Annas also faulted He for conducting his research on “twins instead of one baby” and said scientists should “never endanger two children with a first of its kind experiment—but should do one and not add others until safety (and efficacy) are confirmed in the first.”
And, Annas wrote, He announced “his experiment to the press rather than in a peer-reviewed journal, violating basic medical and scientific ethics (and also making it less likely that his experiment actually was done as announced).” Annas also asserted that He is “unqualified as a physicist to deal with patients, touch them, or get consent from them for a medical procedure (we don’t know about the physicians involved, but on the surface, they seem to have acted unethically as well).”
But not all local researchers are opposed to his potentially groundbreaking work.
One leading geneticist, Harvard University’s George Church, defended attempting gene editing for HIV, which he called ‘‘a major and growing public health threat.’’
‘‘I think this is justifiable,’’ Church told the AP.
Separately on Monday, the Southern University of Science and Technology, the Hong Kong school that He Jiankui’s affiliated with, confirmed in a statement that the researcher is on “no-paid leave” through January 2021.
And, the statement said, the university was blindsided by He’s announcement.
“The University was deeply shocked by this event and has taken immediate action to reach [He] for clarification,” the release said, adding that He’s “previous affiliation, the Department of Biology (hereafter the Department) called an emergency meeting of the Department Academic Committee.”
The university added that He’s research utilizing altered DNA was “conducted outside of the campus and was not reported to the University nor the Department. The University and the Department were unaware of the research project and its nature.”

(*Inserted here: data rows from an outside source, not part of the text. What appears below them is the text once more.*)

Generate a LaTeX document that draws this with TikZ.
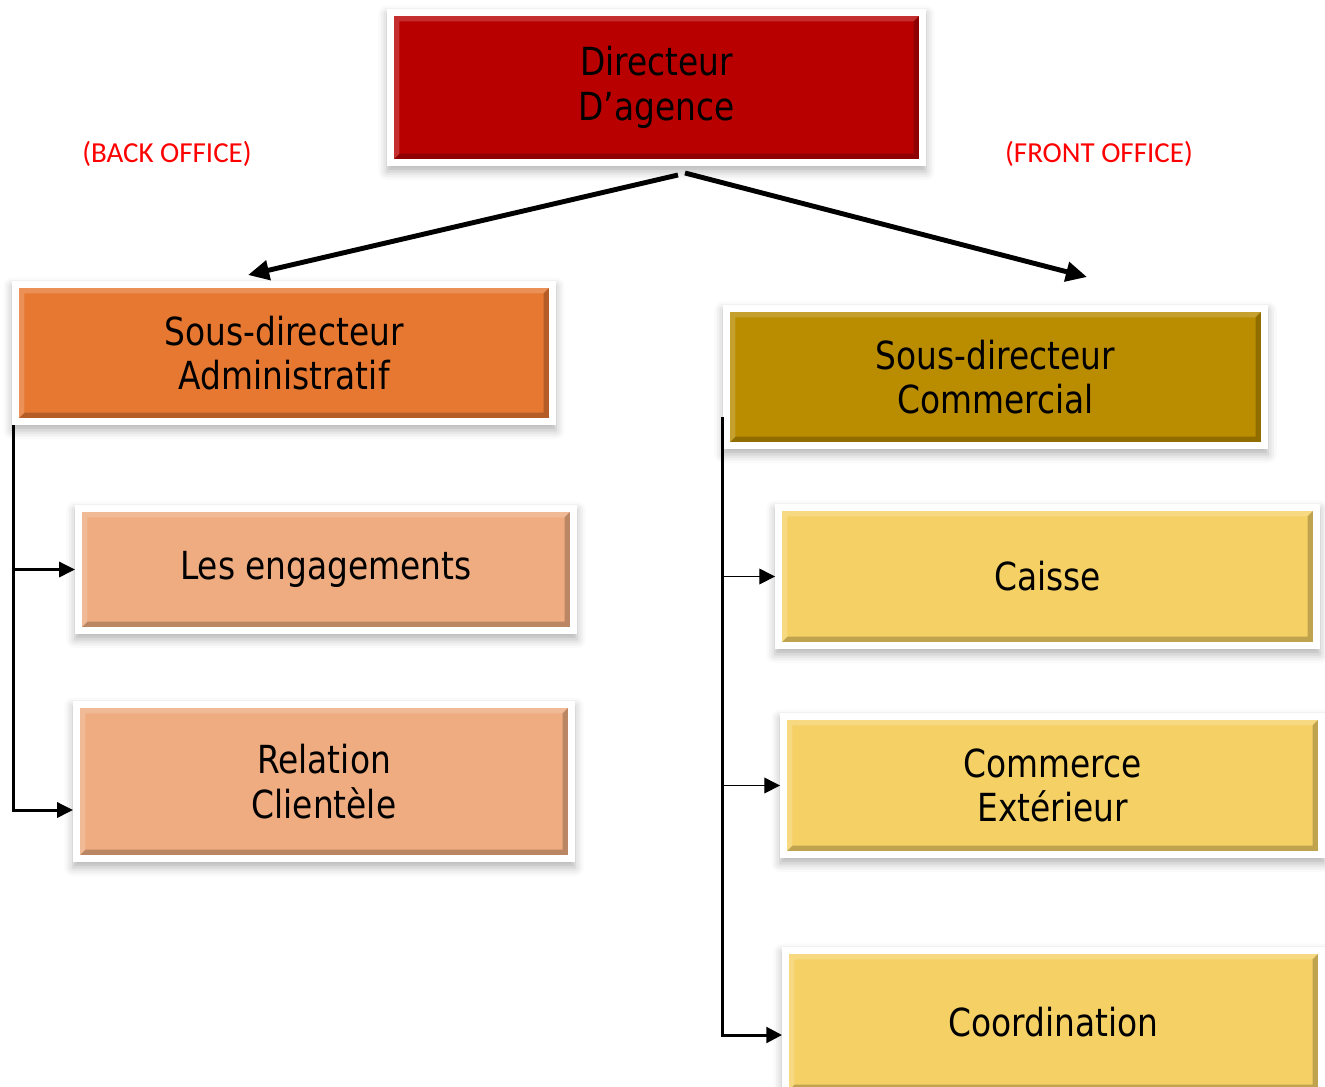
\documentclass[tikz,border=0pt]{standalone}
\usepackage{fontspec}
\usepackage{tikz}
\usetikzlibrary{arrows.meta,shadows.blur}
\newfontfamily\boxfont{DejaVu Sans}[FakeStretch=0.85]
\newfontfamily\officefont{Carlito}
\definecolor{brickred}{RGB}{184,0,0}
\definecolor{pumpkin}{RGB}{231,120,49}
\definecolor{ochre}{RGB}{186,140,0}
\definecolor{peach}{RGB}{239,172,128}
\definecolor{butter}{RGB}{245,209,101}
\definecolor{officered}{RGB}{255,0,0}
\tikzset{%
    box fill/.style={%
        path picture={%
            \coordinate (sw) at ([shift={(4pt,4pt)}]path picture bounding box.south west);
            \coordinate (ne) at ([shift={(-4pt,-4pt)}]path picture bounding box.north east);
            \fill[#1] (sw) rectangle (ne);
            \fill[black,opacity=.22]
              (sw) -- (sw -| ne) -- (ne) -- ([shift={(-3pt,-3pt)}]ne)
              -- ([shift={(-3pt,3pt)}]sw -| ne) -- ([shift={(3pt,3pt)}]sw) -- cycle;
            \fill[white,opacity=.18]
              (sw) -- (sw |- ne) -- (ne) -- ([shift={(-3pt,-3pt)}]ne)
              -- ([shift={(3pt,-3pt)}]sw |- ne) -- ([shift={(3pt,3pt)}]sw) -- cycle;
        }
    }
}

\begin{document}
\begin{tikzpicture}[x=0.02cm,y=-0.02cm,
  main node/.style={rectangle,fill=white,inner sep=0pt,outer sep=0pt,align=center,
    font=\boxfont\fontsize{22}{25.5}\selectfont,
    blur shadow={shadow xshift=0pt,shadow yshift=-3pt,shadow blur radius=5pt,shadow opacity=30},
    box fill=#1},
  office/.style={font=\officefont\fontsize{16.5}{19}\selectfont,text=officered},
  big arrow/.style={-{Triangle[length=12pt,width=11pt]},line width=2.8pt},
  back link/.style={-{Triangle[length=9pt,width=8.5pt]},line width=1.7pt},
  front link/.style={-{Triangle[length=9pt,width=9pt]},line width=0.8pt}]

  \useasboundingbox (0,0) rectangle (1325,1086);

  \node[main node=brickred,minimum width=10.78cm,minimum height=3.14cm] (dir) at (656.5,87.5) {Directeur\\D’agence};

  \node[office] (back) at (167,154) {(BACK OFFICE)};
  \node[office] (front) at (1099,154) {(FRONT OFFICE)};

  \node[main node=pumpkin,minimum width=10.88cm,minimum height=2.88cm] (adm) at (284,353) {Sous-directeur\\Administratif};
  \node[main node=ochre,minimum width=10.9cm,minimum height=2.88cm] (com) at (995.5,377) {Sous-directeur\\Commercial};

  \node[main node=peach,minimum width=10.04cm,minimum height=2.58cm] (eng) at (326,569.5) {Les engagements};
  \node[main node=peach,minimum width=10.04cm,minimum height=3.22cm] (rel) at (324,781.5) {Relation\\Clientèle};

  \node[main node=butter,minimum width=10.9cm,minimum height=2.9cm] (cai) at (1047.5,576.5) {Caisse};
  \node[main node=butter,minimum width=10.9cm,minimum height=2.9cm] (ext) at (1052.5,785.5) {Commerce\\Extérieur};
  \node[main node=butter,minimum width=10.86cm,minimum height=3cm] (coo) at (1053.5,1022) {Coordination};

  % directeur vers sous-directeurs
  \path[big arrow]
    ([xshift=0.43cm,yshift=-0.18cm]dir.south) edge ([xshift=-0.72cm,yshift=0.12cm]adm.north)
    ([xshift=0.57cm,yshift=-0.14cm]dir.south) edge ([xshift=1.83cm,yshift=0.56cm]com.north);

  % back office
  \coordinate (lefttrunk) at ([xshift=0.02cm]adm.south west);
  \draw[back link] (lefttrunk) |- ([yshift=-0.57cm]rel.west);
  \draw[back link] (lefttrunk |- eng.west) -- (eng.west);

  % front office
  \coordinate (righttrunk) at ([xshift=-0.02cm,yshift=-0.8cm]com.west);
  \draw[front link,line width=1.7pt] (righttrunk) |- ([yshift=-0.26cm]coo.west);
  \draw[front link] (righttrunk |- cai.west) -- (cai.west);
  \draw[front link] (righttrunk |- ext.west) -- (ext.west);
\end{tikzpicture}
\end{document}
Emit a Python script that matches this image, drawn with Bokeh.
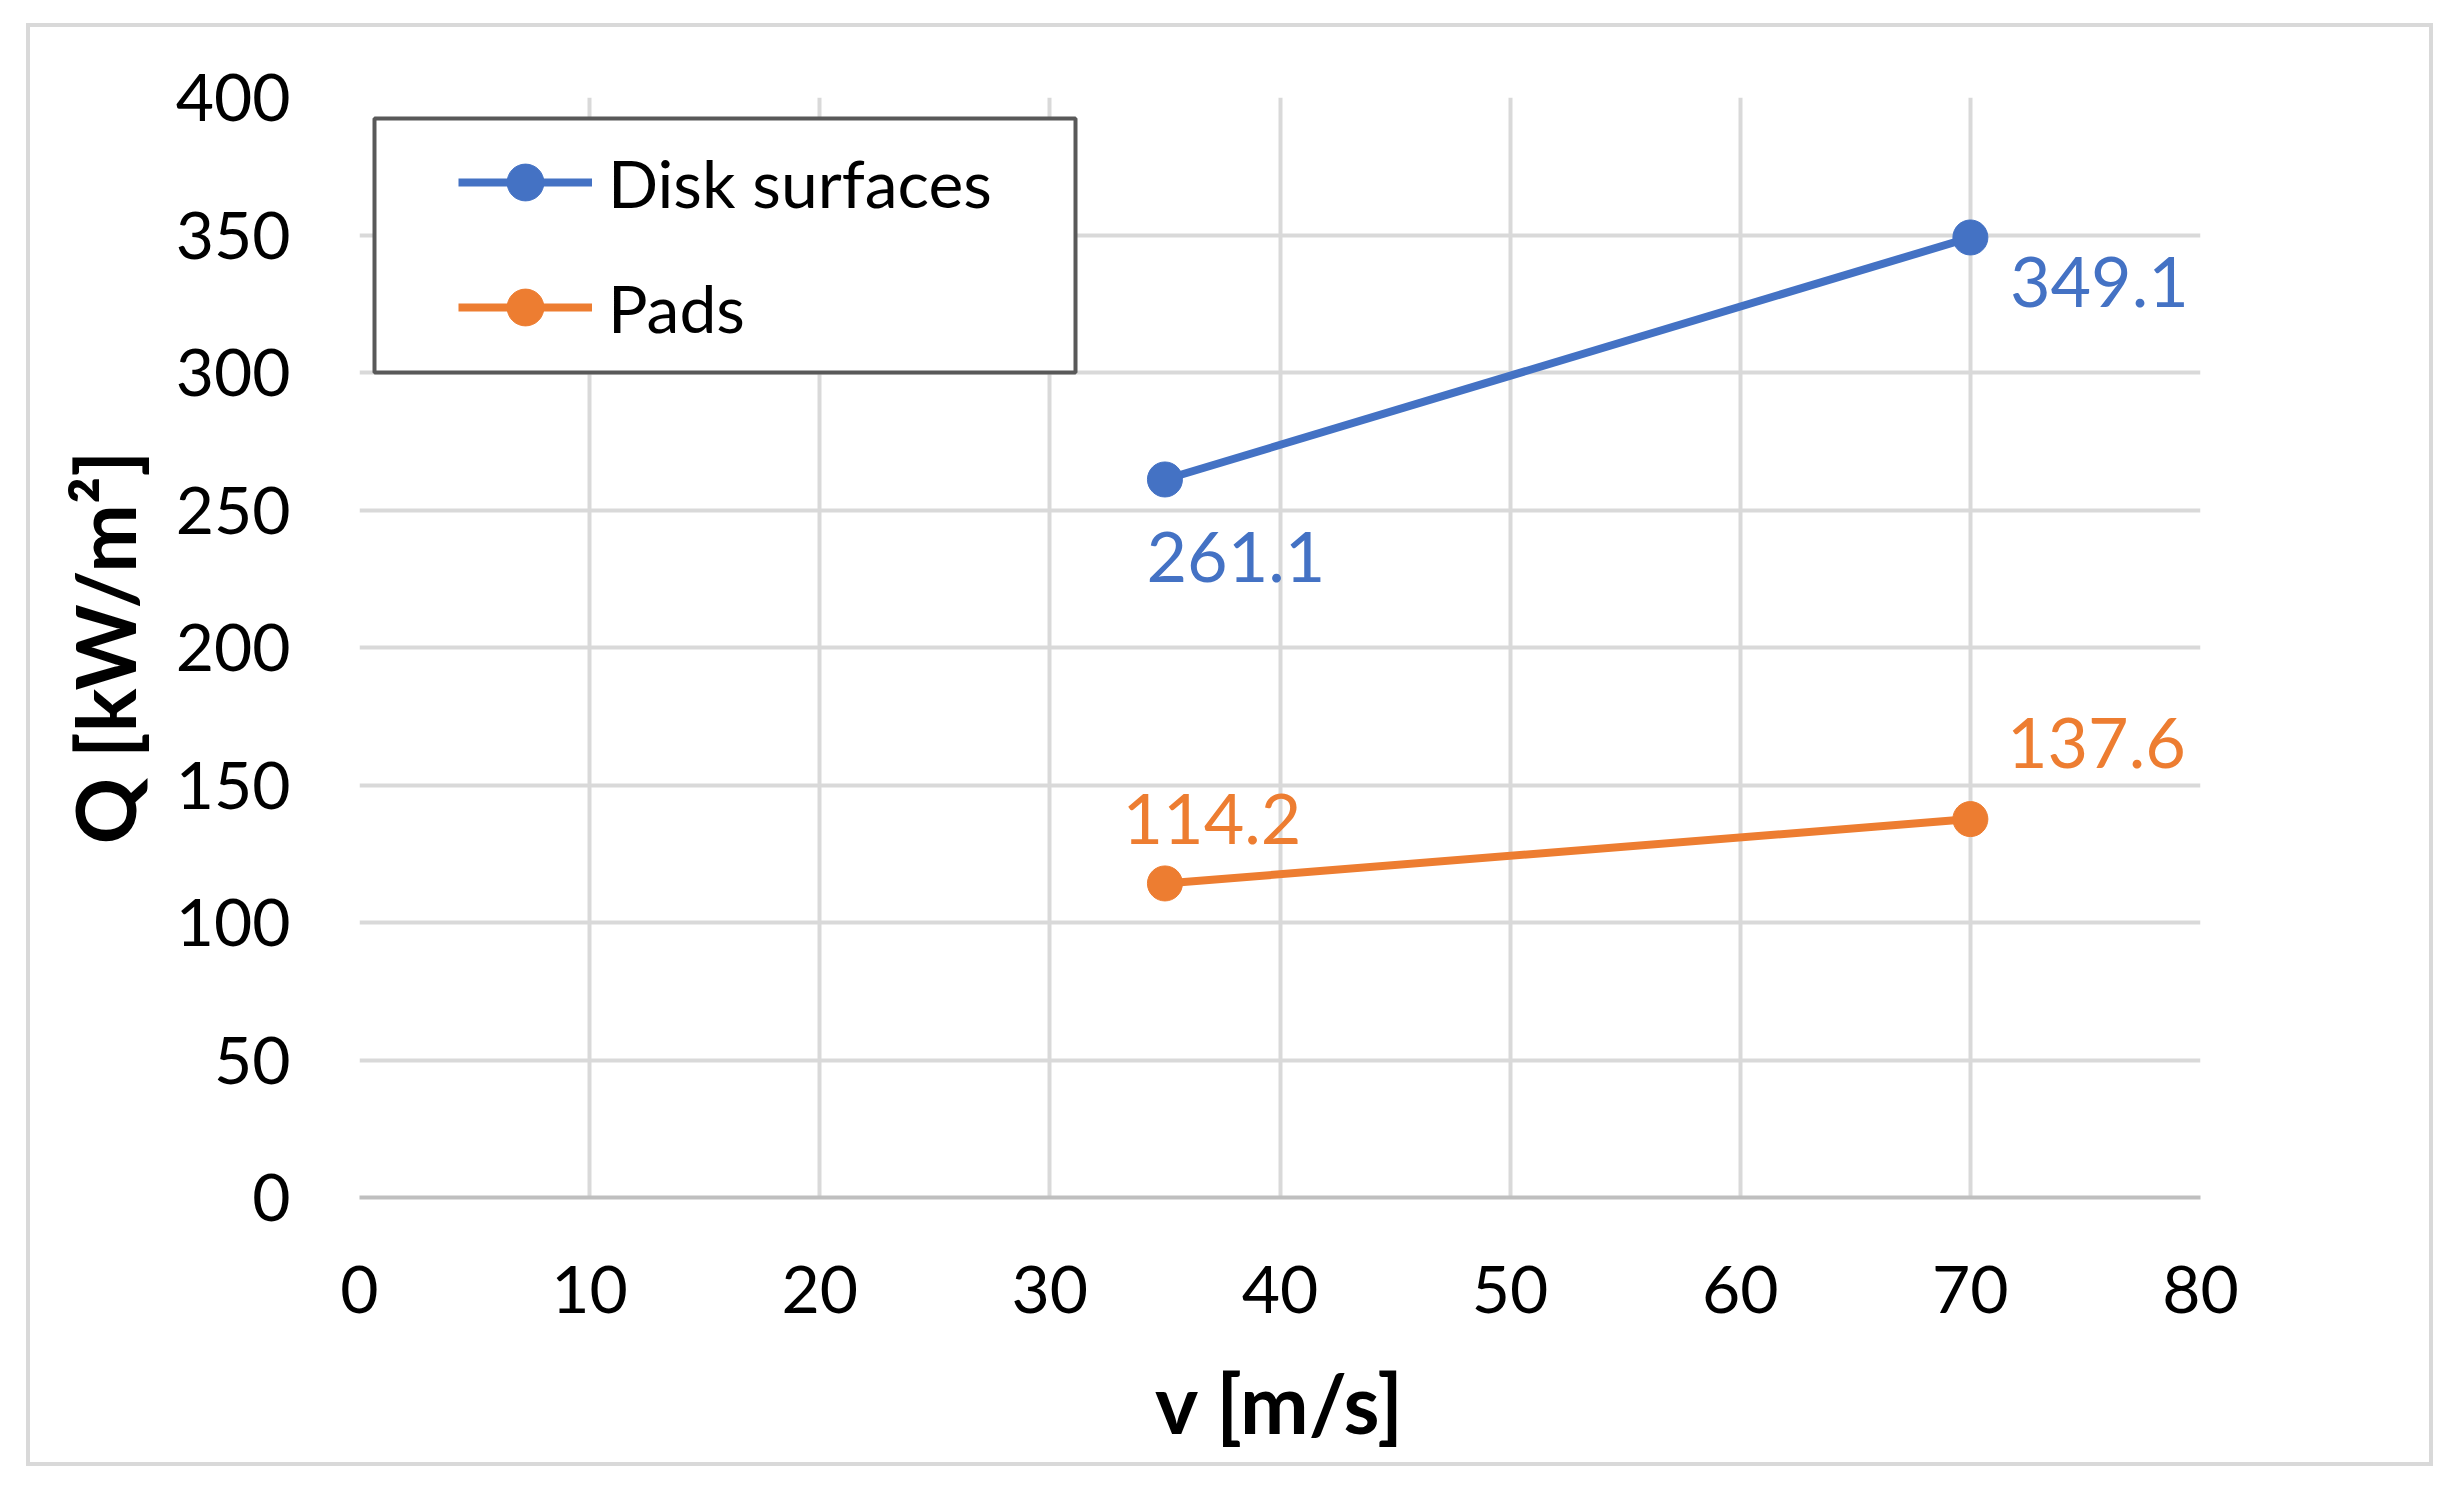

The school said its “SUSTech Department of Biology Academic Committee believes that [He’s] conduct in utilizing CRISPR/Cas9 to edit human embryos has seriously violated academic ethics and codes of conduct. All research conducted at SUSTech is required to abide by laws and regulations, and comply with international academic ethics and codes of conduct. The University will call for international experts to form an independent committee to investigate this incident, and to release the results to the public.”